The NHC forecast has it missing the islands, though, and turning more northwest after the weekend, well east of the Bahamas.
The system looks like it’s no threat to Florida, although a couple of forecast models, including the Canadian (CMC) suggest that the storm could make it all the way to the northwestern Bahamas.
Forecast models aren’t showing much of anything else spinning up over the next week to 10 days — up to two weeks for the GFS. But forecasters say environmental conditions will become more favorable for tropical development in the Atlantic after August 20.
More rain — and possible flooding — was in the forecast for Jacksonville and northeastern Florida. (Image credit: NWS-Jacksonville)
Northeast Florida is where all of the precipitation action has been this week.
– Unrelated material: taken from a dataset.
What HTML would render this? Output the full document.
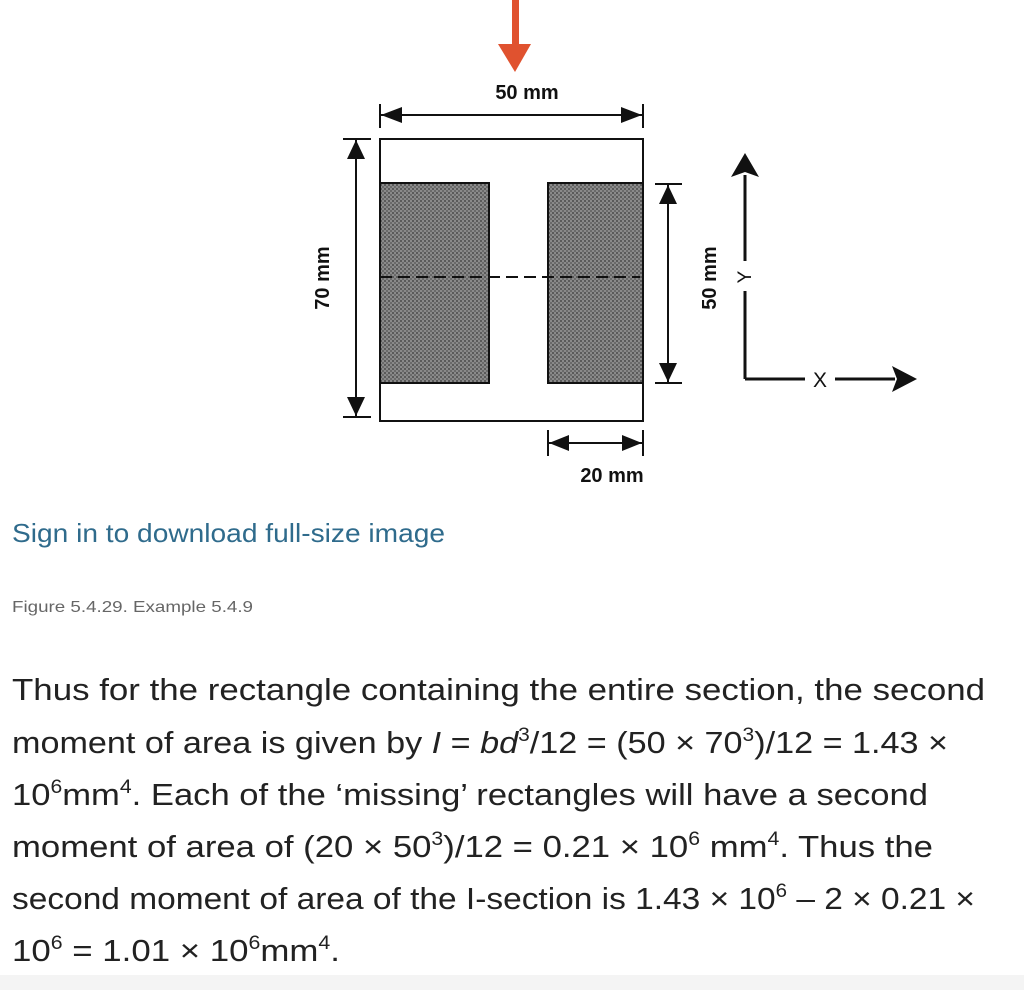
<!DOCTYPE html>
<html><head><meta charset="utf-8"><style>
html,body{margin:0;padding:0;background:#fff;width:1024px;height:990px;overflow:hidden}
svg{display:block}
.t{font-family:"Liberation Sans",sans-serif;font-size:31px;fill:#222}
.s{font-size:19px}
.d{font-family:"Liberation Sans",sans-serif;font-weight:bold;font-size:20px;fill:#111}
</style></head><body>
<svg width="1024" height="990" viewBox="0 0 1024 990" xmlns="http://www.w3.org/2000/svg">
<defs>
<pattern id="dots" width="4" height="4" patternUnits="userSpaceOnUse">
<rect width="4" height="4" fill="#8a8a8a"/>
<rect width="2" height="2" fill="#5a5a5a"/>
<rect x="2" y="2" width="2" height="2" fill="#6a6a6a"/>
</pattern>
</defs>
<rect x="0" y="975" width="1024" height="15" fill="#f4f4f4"/>
<!-- red arrow -->
<rect x="512" y="0" width="7" height="48" fill="#e0522f"/>
<polygon points="498,44 531,44 515,72" fill="#e0522f"/>
<!-- outer rect -->
<rect x="380" y="139" width="263" height="282" fill="#fff" stroke="#111" stroke-width="2"/>
<rect x="380" y="183" width="109" height="200" fill="url(#dots)" stroke="#111" stroke-width="2"/>
<rect x="548" y="183" width="95" height="200" fill="url(#dots)" stroke="#111" stroke-width="2"/>
<line x1="380" y1="277" x2="640" y2="277" stroke="#111" stroke-width="2" stroke-dasharray="12,6"/>
<!-- top dim -->
<line x1="380" y1="104" x2="380" y2="128" stroke="#111" stroke-width="2"/>
<line x1="643" y1="104" x2="643" y2="128" stroke="#111" stroke-width="2"/>
<line x1="380" y1="115" x2="643" y2="115" stroke="#111" stroke-width="2"/>
<polygon points="381,115 402,107 402,123" fill="#111"/>
<polygon points="642,115 621,107 621,123" fill="#111"/>
<text class="d" x="527" y="99" text-anchor="middle">50 mm</text>
<!-- left dim -->
<line x1="343" y1="139" x2="371" y2="139" stroke="#111" stroke-width="2"/>
<line x1="343" y1="417" x2="371" y2="417" stroke="#111" stroke-width="2"/>
<line x1="356" y1="139" x2="356" y2="417" stroke="#111" stroke-width="2"/>
<polygon points="356,140 347,159 365,159" fill="#111"/>
<polygon points="356,416 347,397 365,397" fill="#111"/>
<text class="d" transform="translate(329,278) rotate(-90)" text-anchor="middle">70 mm</text>
<!-- right dim -->
<line x1="655" y1="184" x2="682" y2="184" stroke="#111" stroke-width="2"/>
<line x1="655" y1="383" x2="682" y2="383" stroke="#111" stroke-width="2"/>
<line x1="668" y1="184" x2="668" y2="383" stroke="#111" stroke-width="2"/>
<polygon points="668,185 659,204 677,204" fill="#111"/>
<polygon points="668,382 659,363 677,363" fill="#111"/>
<text class="d" transform="translate(716,278) rotate(-90)" text-anchor="middle">50 mm</text>
<!-- bottom dim -->
<line x1="548" y1="430" x2="548" y2="456" stroke="#111" stroke-width="2"/>
<line x1="643" y1="430" x2="643" y2="456" stroke="#111" stroke-width="2"/>
<line x1="548" y1="443" x2="643" y2="443" stroke="#111" stroke-width="2"/>
<polygon points="549,443 569,435 569,451" fill="#111"/>
<polygon points="642,443 622,435 622,451" fill="#111"/>
<text class="d" x="612" y="482" text-anchor="middle">20 mm</text>
<!-- axes -->
<line x1="745" y1="175" x2="745" y2="261" stroke="#111" stroke-width="3"/>
<line x1="745" y1="291" x2="745" y2="379" stroke="#111" stroke-width="3"/>
<polygon points="745,153 731,177 745,172 759,177" fill="#111"/>
<text transform="translate(751,277) rotate(-90)" text-anchor="middle" font-family="Liberation Sans,sans-serif" font-size="19" fill="#111">Y</text>
<line x1="745" y1="379" x2="805" y2="379" stroke="#111" stroke-width="3"/>
<line x1="835" y1="379" x2="895" y2="379" stroke="#111" stroke-width="3"/>
<polygon points="917,379 892,366 897,379 892,392" fill="#111"/>
<text x="820" y="387" text-anchor="middle" font-family="Liberation Sans,sans-serif" font-size="21" fill="#111">X</text>
<!-- captions -->
<text x="12" y="542" textLength="433" lengthAdjust="spacingAndGlyphs" font-family="Liberation Sans,sans-serif" font-size="26" fill="#2f6b8c">Sign in to download full-size image</text>
<text x="12" y="612" textLength="241" lengthAdjust="spacingAndGlyphs" font-family="Liberation Sans,sans-serif" font-size="16" fill="#666">Figure 5.4.29. Example 5.4.9</text>
<!-- body -->
<text class="t" x="12" y="700" textLength="973" lengthAdjust="spacingAndGlyphs">Thus for the rectangle containing the entire section, the second</text>
<text class="t" x="12" y="753" textLength="936" lengthAdjust="spacingAndGlyphs">moment of area is given by <tspan font-style="italic">I</tspan> = <tspan font-style="italic">bd</tspan><tspan class="s" dy="-12">3</tspan><tspan dy="12">/12 = (50 × 70</tspan><tspan class="s" dy="-12">3</tspan><tspan dy="12">)/12 = 1.43 ×</tspan></text>
<text class="t" x="12" y="805" textLength="916" lengthAdjust="spacingAndGlyphs">10<tspan class="s" dy="-12">6</tspan><tspan dy="12">mm</tspan><tspan class="s" dy="-12">4</tspan><tspan dy="12">. Each of the ‘missing’ rectangles will have a second</tspan></text>
<text class="t" x="12" y="857" textLength="921" lengthAdjust="spacingAndGlyphs">moment of area of (20 × 50<tspan class="s" dy="-12">3</tspan><tspan dy="12">)/12 = 0.21 × 10</tspan><tspan class="s" dy="-12">6</tspan><tspan dy="12"> mm</tspan><tspan class="s" dy="-12">4</tspan><tspan dy="12">. Thus the</tspan></text>
<text class="t" x="12" y="909" textLength="963" lengthAdjust="spacingAndGlyphs">second moment of area of the I-section is 1.43 × 10<tspan class="s" dy="-12">6</tspan><tspan dy="12"> – 2 × 0.21 ×</tspan></text>
<text class="t" x="12" y="961" textLength="328" lengthAdjust="spacingAndGlyphs">10<tspan class="s" dy="-12">6</tspan><tspan dy="12"> = 1.01 × 10</tspan><tspan class="s" dy="-12">6</tspan><tspan dy="12">mm</tspan><tspan class="s" dy="-12">4</tspan><tspan dy="12">.</tspan></text>
</svg>
</body></html>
On Tuesday, an observer just south of Jacksonville reported 2.72 inches — just a day after Jacksonville officially (via National Weather Service) busted a 126-year-old rainfall record with 3.50 inches.
Just south of the Georgia State Line in Jefferson County, a CoCoRaHS observer near Monticello reported 2.62 inches.
There were a few other locations that picked up heavy rain on Tuesday. But as is typical in Florida this time of the year, a location that reported 2-3 inches might be only a few miles from a spot that received no rain at all.
Elsewhere in Florida CoCoRaHS observers reported around 3 inches of rain in the Plant City area, Hillsborough County. In Orange County northeast of Orlando, an observer checked in with 2.30 inches. In the far western panhandle, an observer in Escambia County reported 2.28 inches.